◆ WHAT YOU HAVE TO DO:
Omit all pictures, then retype the data exactly as given.

◆ DATASET SECTION:
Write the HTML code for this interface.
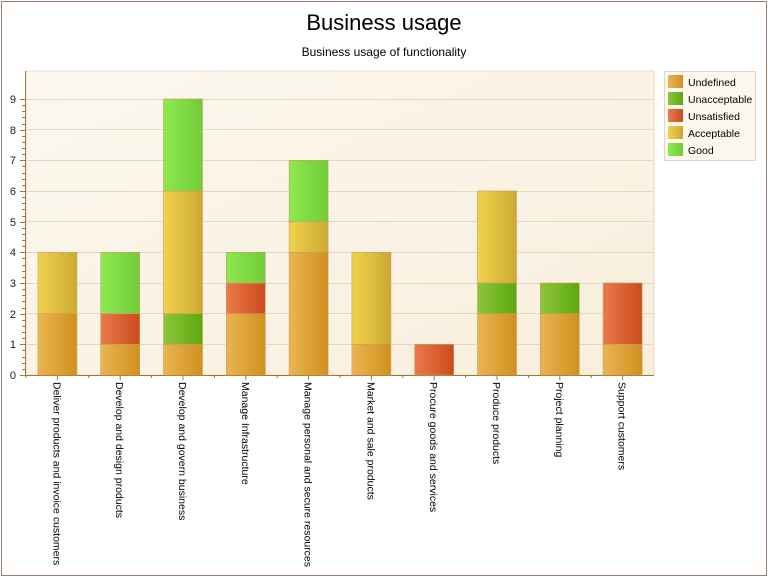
<!DOCTYPE html>
<html><head><meta charset="utf-8"><style>
body{margin:0;background:#fff;}
svg{display:block;font-family:"Liberation Sans","DejaVu Sans",sans-serif;}
</style></head><body>
<svg width="768" height="577" viewBox="0 0 768 577" xmlns="http://www.w3.org/2000/svg">
<defs>
<linearGradient id="bg" x1="0" y1="0" x2="1" y2="1"><stop offset="0" stop-color="#fcf8f0"/><stop offset="1" stop-color="#f8eedc"/></linearGradient>
<linearGradient id="u" x1="0" x2="1"><stop offset="0" stop-color="#eab552"/><stop offset="1" stop-color="#d0901e"/></linearGradient>
<linearGradient id="ua" x1="0" x2="1"><stop offset="0" stop-color="#8dc63a"/><stop offset="1" stop-color="#5da810"/></linearGradient>
<linearGradient id="us" x1="0" x2="1"><stop offset="0" stop-color="#ea7a4a"/><stop offset="1" stop-color="#cc4a1e"/></linearGradient>
<linearGradient id="ac" x1="0" x2="1"><stop offset="0" stop-color="#f2d24a"/><stop offset="1" stop-color="#cca834"/></linearGradient>
<linearGradient id="go" x1="0" x2="1"><stop offset="0" stop-color="#8ee84e"/><stop offset="1" stop-color="#72cc3a"/></linearGradient>
</defs>
<rect x="1.5" y="1.5" width="765" height="574" fill="#fff" stroke="#9a7a68"/>
<text x="384" y="30" font-size="22" text-anchor="middle" fill="#000">Business usage</text>
<text x="384" y="56" font-size="12" text-anchor="middle" fill="#000">Business usage of functionality</text>
<rect x="26" y="71" width="628" height="304" fill="url(#bg)" stroke="#e8dcc4"/>
<g stroke="#e6d8bc" stroke-width="1">
<line x1="26" x2="654" y1="344.5" y2="344.5"/><line x1="26" x2="654" y1="313.5" y2="313.5"/><line x1="26" x2="654" y1="283.5" y2="283.5"/><line x1="26" x2="654" y1="252.5" y2="252.5"/><line x1="26" x2="654" y1="221.5" y2="221.5"/><line x1="26" x2="654" y1="191.5" y2="191.5"/><line x1="26" x2="654" y1="160.5" y2="160.5"/><line x1="26" x2="654" y1="129.5" y2="129.5"/><line x1="26" x2="654" y1="99.5" y2="99.5"/>
</g>
<g font-size="11" fill="#222" text-anchor="end">
<text x="16" y="379">0</text><text x="16" y="348">1</text><text x="16" y="318">2</text><text x="16" y="287">3</text><text x="16" y="256">4</text><text x="16" y="226">5</text><text x="16" y="195">6</text><text x="16" y="164">7</text><text x="16" y="134">8</text><text x="16" y="103">9</text>
</g>
<line x1="25.5" y1="71" x2="25.5" y2="376" stroke="#a07830"/>
<line x1="25" y1="375.5" x2="654" y2="375.5" stroke="#a07830"/>
<g stroke="#a07830" id="ticks"></g>
<g stroke="#c8a060" stroke-width="0.6" id="bars"></g>
<g font-size="10.5" fill="#000" id="labels"></g>
<rect x="664.5" y="71.5" width="91" height="89" fill="#fcf8f0" stroke="#e4d6bc"/>
<g font-size="10.5" fill="#000">
<rect x="668" y="75" width="15" height="13" fill="url(#u)"/><text x="688" y="86">Undefined</text>
<rect x="668" y="92" width="15" height="13" fill="url(#ua)"/><text x="688" y="103">Unacceptable</text>
<rect x="668" y="109" width="15" height="13" fill="url(#us)"/><text x="688" y="120">Unsatisfied</text>
<rect x="668" y="126" width="15" height="13" fill="url(#ac)"/><text x="688" y="137">Acceptable</text>
<rect x="668" y="143" width="15" height="13" fill="url(#go)"/><text x="688" y="154">Good</text>
</g>
<script>
var ns="http://www.w3.org/2000/svg";
var data=[["Deliver products and invoice customers",[["u",2],["ac",2]]],
["Develop and design products",[["u",1],["us",1],["go",2]]],
["Develop and govern business",[["u",1],["ua",1],["ac",4],["go",3]]],
["Manage Infrastructure",[["u",2],["us",1],["go",1]]],
["Manage personal and secure resources",[["u",4],["ac",1],["go",2]]],
["Market and sale products",[["u",1],["ac",3]]],
["Procure goods and services",[["us",1]]],
["Produce products",[["u",2],["ua",1],["ac",3]]],
["Project planning",[["u",2],["ua",1]]],
["Support customers",[["u",1],["us",2]]]];
var bars=document.getElementById("bars"),labels=document.getElementById("labels"),ticks=document.getElementById("ticks");
var U=30.67,Y0=375;
for(var i=0;i<=45;i++){var y=Y0-i*U/5;var l=document.createElementNS(ns,"line");l.setAttribute("x1",i%5?22:20);l.setAttribute("x2",26);l.setAttribute("y1",Math.round(y)+.5);l.setAttribute("y2",Math.round(y)+.5);ticks.appendChild(l);}
data.forEach(function(d,i){var cx=26+62.8*(i+0.5);var s=0;
d[1].forEach(function(p){var r=document.createElementNS(ns,"rect");var y1=Y0-(s+p[1])*U,y2=Y0-s*U;r.setAttribute("x",cx-19.5);r.setAttribute("width",39);r.setAttribute("y",y1);r.setAttribute("height",y2-y1);r.setAttribute("fill","url(#"+p[0]+")");bars.appendChild(r);s+=p[1];});
var t=document.createElementNS(ns,"line");t.setAttribute("x1",cx);t.setAttribute("x2",cx);t.setAttribute("y1",375);t.setAttribute("y2",380);ticks.appendChild(t);
var t2=document.createElementNS(ns,"line");t2.setAttribute("x1",cx-31.4);t2.setAttribute("x2",cx-31.4);t2.setAttribute("y1",375);t2.setAttribute("y2",378);ticks.appendChild(t2);
var tx=document.createElementNS(ns,"text");tx.setAttribute("transform","translate("+(cx-4)+",382) rotate(90)");tx.textContent=d[0];labels.appendChild(tx);});
</script>
</svg>
</body></html>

◆ WORKED ANSWER:
Write the HTML code for this interface.
<!DOCTYPE html>
<html><head><meta charset="utf-8"><style>
body{margin:0;background:#fff;}
svg{display:block;font-family:"Liberation Sans","DejaVu Sans",sans-serif;}
</style></head><body>
<svg width="768" height="577" viewBox="0 0 768 577" xmlns="http://www.w3.org/2000/svg">
<defs>
<linearGradient id="bg" x1="0" y1="0" x2="1" y2="1"><stop offset="0" stop-color="#fcf8f0"/><stop offset="1" stop-color="#f8eedc"/></linearGradient>
<linearGradient id="u" x1="0" x2="1"><stop offset="0" stop-color="#eab552"/><stop offset="1" stop-color="#d0901e"/></linearGradient>
<linearGradient id="ua" x1="0" x2="1"><stop offset="0" stop-color="#8dc63a"/><stop offset="1" stop-color="#5da810"/></linearGradient>
<linearGradient id="us" x1="0" x2="1"><stop offset="0" stop-color="#ea7a4a"/><stop offset="1" stop-color="#cc4a1e"/></linearGradient>
<linearGradient id="ac" x1="0" x2="1"><stop offset="0" stop-color="#f2d24a"/><stop offset="1" stop-color="#cca834"/></linearGradient>
<linearGradient id="go" x1="0" x2="1"><stop offset="0" stop-color="#8ee84e"/><stop offset="1" stop-color="#72cc3a"/></linearGradient>
</defs>
<rect x="1.5" y="1.5" width="765" height="574" fill="#fff" stroke="#9a7a68"/>
<text x="384" y="30" font-size="22" text-anchor="middle" fill="#000">Business usage</text>
<text x="384" y="56" font-size="12" text-anchor="middle" fill="#000">Business usage of functionality</text>
<rect x="26" y="71" width="628" height="304" fill="url(#bg)" stroke="#e8dcc4"/>
<g stroke="#e6d8bc" stroke-width="1">
<line x1="26" x2="654" y1="344.5" y2="344.5"/><line x1="26" x2="654" y1="313.5" y2="313.5"/><line x1="26" x2="654" y1="283.5" y2="283.5"/><line x1="26" x2="654" y1="252.5" y2="252.5"/><line x1="26" x2="654" y1="221.5" y2="221.5"/><line x1="26" x2="654" y1="191.5" y2="191.5"/><line x1="26" x2="654" y1="160.5" y2="160.5"/><line x1="26" x2="654" y1="129.5" y2="129.5"/><line x1="26" x2="654" y1="99.5" y2="99.5"/>
</g>
<g font-size="11" fill="#222" text-anchor="end">
<text x="16" y="379">0</text><text x="16" y="348">1</text><text x="16" y="318">2</text><text x="16" y="287">3</text><text x="16" y="256">4</text><text x="16" y="226">5</text><text x="16" y="195">6</text><text x="16" y="164">7</text><text x="16" y="134">8</text><text x="16" y="103">9</text>
</g>
<line x1="25.5" y1="71" x2="25.5" y2="376" stroke="#a07830"/>
<line x1="25" y1="375.5" x2="654" y2="375.5" stroke="#a07830"/>
<g stroke="#a07830" id="ticks"></g>
<g stroke="#c8a060" stroke-width="0.6" id="bars"></g>
<g font-size="10.5" fill="#000" id="labels"></g>
<rect x="664.5" y="71.5" width="91" height="89" fill="#fcf8f0" stroke="#e4d6bc"/>
<g font-size="10.5" fill="#000">
<rect x="668" y="75" width="15" height="13" fill="url(#u)"/><text x="688" y="86">Undefined</text>
<rect x="668" y="92" width="15" height="13" fill="url(#ua)"/><text x="688" y="103">Unacceptable</text>
<rect x="668" y="109" width="15" height="13" fill="url(#us)"/><text x="688" y="120">Unsatisfied</text>
<rect x="668" y="126" width="15" height="13" fill="url(#ac)"/><text x="688" y="137">Acceptable</text>
<rect x="668" y="143" width="15" height="13" fill="url(#go)"/><text x="688" y="154">Good</text>
</g>
<script>
var ns="http://www.w3.org/2000/svg";
var data=[["Deliver products and invoice customers",[["u",2],["ac",2]]],
["Develop and design products",[["u",1],["us",1],["go",2]]],
["Develop and govern business",[["u",1],["ua",1],["ac",4],["go",3]]],
["Manage Infrastructure",[["u",2],["us",1],["go",1]]],
["Manage personal and secure resources",[["u",4],["ac",1],["go",2]]],
["Market and sale products",[["u",1],["ac",3]]],
["Procure goods and services",[["us",1]]],
["Produce products",[["u",2],["ua",1],["ac",3]]],
["Project planning",[["u",2],["ua",1]]],
["Support customers",[["u",1],["us",2]]]];
var bars=document.getElementById("bars"),labels=document.getElementById("labels"),ticks=document.getElementById("ticks");
var U=30.67,Y0=375;
for(var i=0;i<=45;i++){var y=Y0-i*U/5;var l=document.createElementNS(ns,"line");l.setAttribute("x1",i%5?22:20);l.setAttribute("x2",26);l.setAttribute("y1",Math.round(y)+.5);l.setAttribute("y2",Math.round(y)+.5);ticks.appendChild(l);}
data.forEach(function(d,i){var cx=26+62.8*(i+0.5);var s=0;
d[1].forEach(function(p){var r=document.createElementNS(ns,"rect");var y1=Y0-(s+p[1])*U,y2=Y0-s*U;r.setAttribute("x",cx-19.5);r.setAttribute("width",39);r.setAttribute("y",y1);r.setAttribute("height",y2-y1);r.setAttribute("fill","url(#"+p[0]+")");bars.appendChild(r);s+=p[1];});
var t=document.createElementNS(ns,"line");t.setAttribute("x1",cx);t.setAttribute("x2",cx);t.setAttribute("y1",375);t.setAttribute("y2",380);ticks.appendChild(t);
var t2=document.createElementNS(ns,"line");t2.setAttribute("x1",cx-31.4);t2.setAttribute("x2",cx-31.4);t2.setAttribute("y1",375);t2.setAttribute("y2",378);ticks.appendChild(t2);
var tx=document.createElementNS(ns,"text");tx.setAttribute("transform","translate("+(cx-4)+",382) rotate(90)");tx.textContent=d[0];labels.appendChild(tx);});
</script>
</svg>
</body></html>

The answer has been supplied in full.